What you should do:
Count lines, not occurrences: give the number of lines holding the word "this", and nothing besides.

start Data for processing

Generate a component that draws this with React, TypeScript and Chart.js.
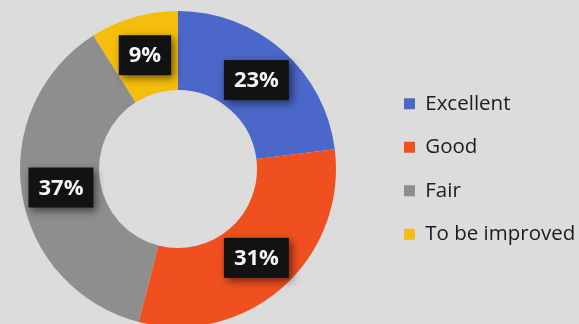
import React, { useEffect, useRef } from "react";
import { Chart, registerables } from "chart.js";

Chart.register(...registerables);

const categories = ["Excellent", "Good", "Fair", "To be improved"];
const shares = [23, 31, 37, 9];
const colors = ["#4a67c9", "#f0501f", "#8e8e8e", "#f5bd0c"];

const valueLabels = {
  id: "valueLabels",
  afterDatasetsDraw(chart: any) {
    const ctx = chart.ctx;
    const meta = chart.getDatasetMeta(0);
    const data = chart.data.datasets[0].data as number[];
    ctx.save();
    ctx.font = "bold 22px 'Open Sans'";
    ctx.textAlign = "center";
    ctx.textBaseline = "middle";
    meta.data.forEach((arc: any, i: number) => {
      const pos = arc.tooltipPosition();
      const text = data[i] + "%";
      const tw = ctx.measureText(text).width;
      const w = tw + 20;
      const h = 40;
      ctx.save();
      ctx.shadowColor = "rgba(0,0,0,0.55)";
      ctx.shadowBlur = 8;
      ctx.shadowOffsetX = 3;
      ctx.shadowOffsetY = 3;
      ctx.fillStyle = "#121212";
      ctx.fillRect(pos.x - w / 2, pos.y - h / 2, w, h);
      ctx.restore();
      ctx.fillStyle = "#f4f4f4";
      ctx.fillText(text, pos.x, pos.y + 1);
    });
    ctx.restore();
  },
};

export default function App() {
  const ref = useRef<HTMLCanvasElement>(null);
  useEffect(() => {
    if (!ref.current) return;
    const chart = new Chart(ref.current, {
      type: "doughnut",
      data: {
        labels: categories,
        datasets: [
          {
            data: shares,
            backgroundColor: colors,
            borderWidth: 0,
          },
        ],
      },
      options: {
        responsive: false,
        animation: false,
        cutout: "50%",
        layout: { padding: { left: 0, top: 11, bottom: 13, right: 20 } },
        plugins: {
          tooltip: { enabled: false },
          legend: {
            position: "right",
            maxWidth: 200,
            labels: {
              boxWidth: 11,
              boxHeight: 11,
              padding: 23,
              color: "#1c1c1c",
              font: { family: "'Open Sans'", size: 20.5 },
            },
          },
        },
      },
      plugins: [valueLabels],
    });
    return () => chart.destroy();
  }, []);
  return (
    <div
      style={{
        position: "fixed",
        left: 0,
        top: 0,
        width: 579,
        height: 324,
        overflow: "hidden",
        background: "#dcdcdc",
      }}
    >
      <canvas
        ref={ref}
        width={626}
        height={340}
        style={{ position: "absolute", left: -25, top: 0, width: 626, height: 340 }}
      />
    </div>
  );
}
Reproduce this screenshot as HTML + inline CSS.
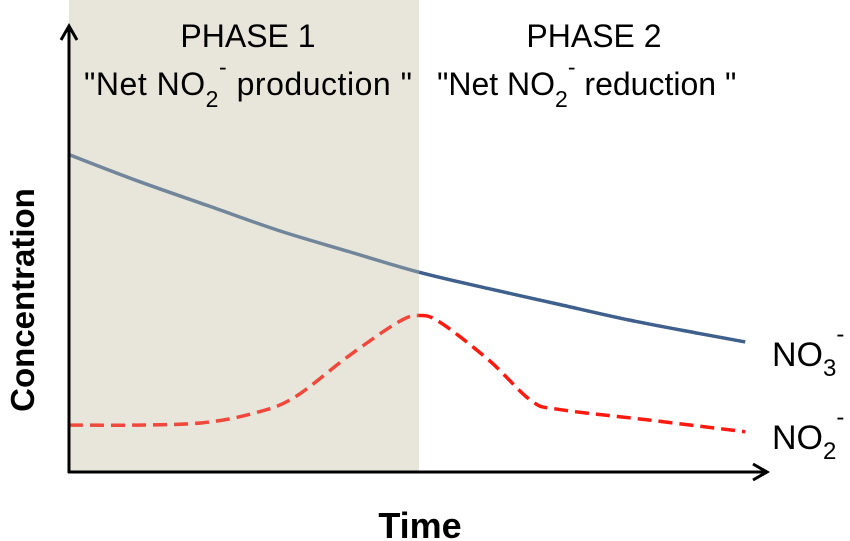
<!DOCTYPE html>
<html><head><meta charset="utf-8"><style>
html,body{margin:0;padding:0;background:#fff}
svg{display:block;font-family:"Liberation Sans",Arial,sans-serif}
</style></head><body>
<svg id="chart" width="850" height="541" viewBox="0 0 850 541">
<rect x="69" y="0" width="350" height="472" fill="#e8e6da"/>
<g id="series"></g>
<line x1="69" y1="473" x2="69" y2="26" stroke="#000" stroke-width="3"/>
<polyline points="61,40 69,26 77,40" fill="none" stroke="#000" stroke-width="3"/>
<line x1="68" y1="472" x2="766" y2="472" stroke="#000" stroke-width="3"/>
<polyline points="753,464 767,472 753,480" fill="none" stroke="#000" stroke-width="3"/>
<text x="248" y="47" font-size="32" text-anchor="middle">PHASE 1</text>
<text x="84" y="95" font-size="32" textLength="328">"Net NO<tspan font-size="23" dy="12">2</tspan><tspan font-size="23" dy="-32">-</tspan><tspan dy="20"> production "</tspan></text>
<text x="594" y="47" font-size="32" text-anchor="middle">PHASE 2</text>
<text x="437" y="95" font-size="32">"Net NO<tspan font-size="23" dy="12">2</tspan><tspan font-size="23" dy="-32">-</tspan><tspan dy="20"> reduction "</tspan></text>
<text x="772" y="366" font-size="34">NO<tspan font-size="24" dy="10">3</tspan><tspan font-size="24" dy="-34">-</tspan></text>
<text x="772" y="449" font-size="34">NO<tspan font-size="24" dy="10">2</tspan><tspan font-size="24" dy="-34">-</tspan></text>
<text transform="translate(34,300) rotate(-90)" font-size="33" font-weight="bold" text-anchor="middle">Concentration</text>
<text x="420" y="538" font-size="36" font-weight="bold" text-anchor="middle">Time</text>
</svg>
<script>
const times = [0,1,2,3,4,5,6,7,8,9,9.66];
const no3 = [7.1,6.5,5.95,5.4,4.93,4.47,4.1,3.75,3.4,3.1,2.91];
const no2Times = [0,1,1.9,2.6,3.2,4,4.7,5,5.3,6,6.6,7,8.3,9.66];
const no2 = [1.05,1.05,1.1,1.3,1.65,2.6,3.35,3.5,3.35,2.5,1.6,1.4,1.16,0.9];
const phaseBoundary = 5;
const X = t => 69 + t*70;
const Y = c => 472 - c*44.7;
function path(ts, vs, from, to){
  const p = ts.map((t,i)=>[X(t),Y(vs[i])]);
  let d = '';
  for(let i=0;i<p.length-1;i++){
    if(ts[i] < from || ts[i+1] > to) continue;
    const p0=p[Math.max(0,i-1)],p1=p[i],p2=p[i+1],p3=p[Math.min(p.length-1,i+2)];
    if(!d) d='M'+p1[0]+','+p1[1];
    const c1=[p1[0]+(p2[0]-p0[0])/6,p1[1]+(p2[1]-p0[1])/6];
    const c2=[p2[0]-(p3[0]-p1[0])/6,p2[1]-(p3[1]-p1[1])/6];
    d+=` C${c1[0]},${c1[1]} ${c2[0]},${c2[1]} ${p2[0]},${p2[1]}`;
  }
  return d;
}
const g = document.getElementById('series');
function add(name, d, color, dash){
  const el = document.createElementNS('http://www.w3.org/2000/svg','path');
  
  
  el.setAttribute('d', d);
  el.setAttribute('fill','none');
  el.setAttribute('stroke',color);
  el.setAttribute('stroke-width','3.5');
  if(dash) el.setAttribute('stroke-dasharray',dash);
  g.appendChild(el);
}
add('no3-line-phase-1', path(times,no3,0,phaseBoundary), '#71869a');
add('no3-line-phase-2', path(times,no3,phaseBoundary,99), '#3f5f8d');
add('no2-line-phase-1', path(no2Times,no2,0,phaseBoundary), '#f0483c', '14 7');
add('no2-line-phase-2', path(no2Times,no2,phaseBoundary,99), '#ff1a10', '14 7');
</script>
</body></html>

end Data for processing

Right answer:
2